Mary couldn't jump off the boat, and the dock hand was trying to keep us from crashing in to the dock ahead of us.  Jack probably could have but he wasn't experienced enough to know what to do.
I'd normally just put the outboard prop in gear and let if work against the current while we set up our lines, but we were corkscrewing around because of the wind which required constant adjustment.

So I  powered the boat as close to the dock and back against the bow line as possible while Mary rigged a spring line.  Then I ran down, jumped off the boat and secured the aft spring line which prevented the boat from moving forward.

Success!
Finally tied up!
Here, there were no pilings, just the slips.  Usually, marinas place tall pilings out in front of the slips to use as leverage points where you can nudge the boat against one and then pivot it to bring one end or the other in alignment with the slip.  These poles also act as fenders in the sense if one does drift in towards another boat the piling will keep it from colliding.

Exciting times!  And after all that the dock hand mentioned we might have to move in the next couple of days.  What?  Your kidding?!

The dock hand was a prior Colorado state trooper,.  Very nice guy but had been doing this for less than a week which explains the excitement.  Live and learn.  He was, at least I think anyway since he was talking on the phone quite a bit, taking directions from the real dock master who was not present but at home.  

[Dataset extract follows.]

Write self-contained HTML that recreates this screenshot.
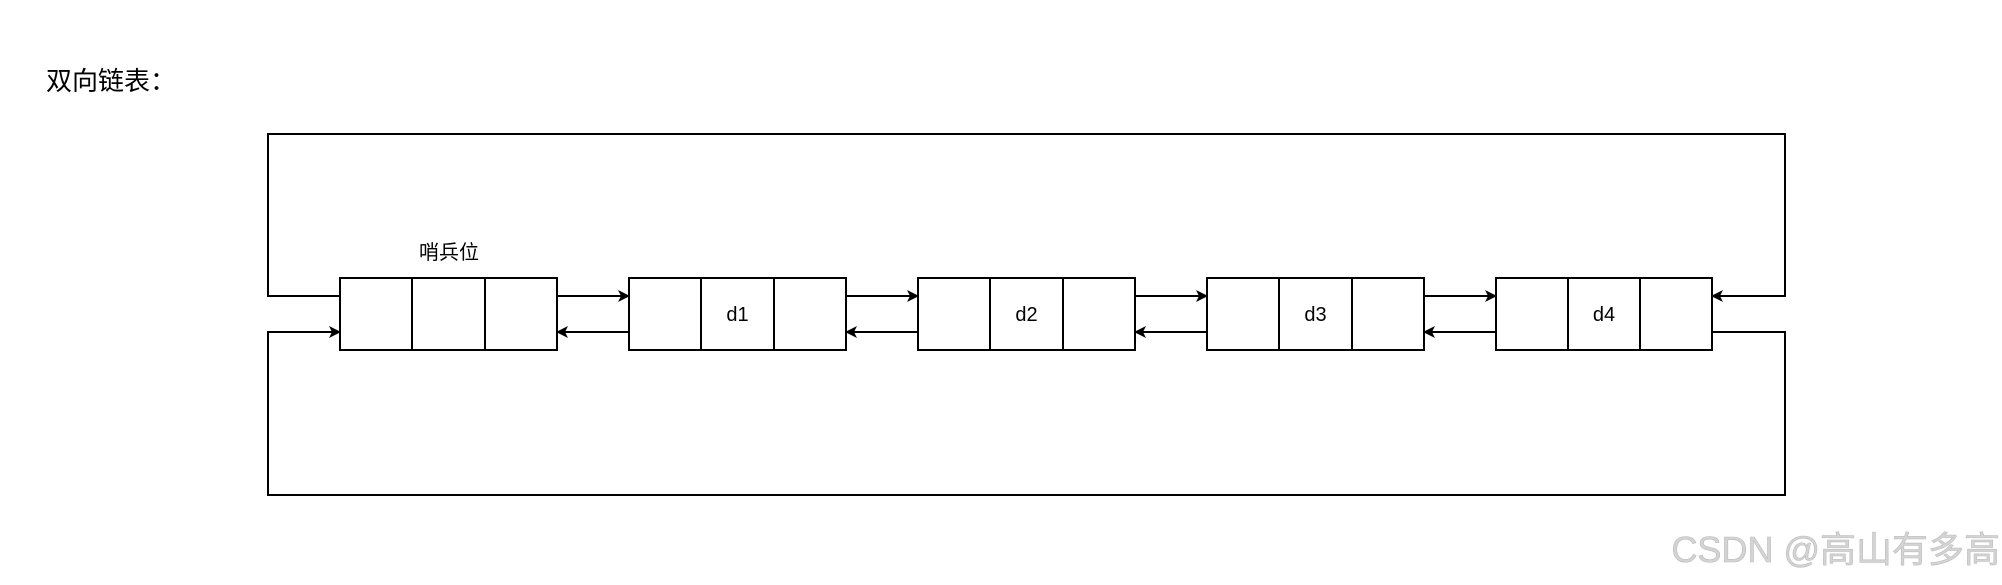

There was an unspoken consensus that we go off to the bar to eat dinner.  So we did.  It was typical bar hamburger food which sufficed.  Pretty pricey though.  Another late dinner Jack's parents need not know about.
Napping in a comfy chair before dinner?
When we returned, Mary took Bubbie for a walk and then joined us to watch the Olympics for a short while and then off to bed in the cool air.  It was a long, hot day.

Jen and Dave arrive tomorrow night.  And it appears I have a port side battery charging problem.

I also noted that Jen and Dave will be treated to a real tropical weather experience.  It's forecast to be in the mid to high 90's all week.  Thank goodness for air conditioning!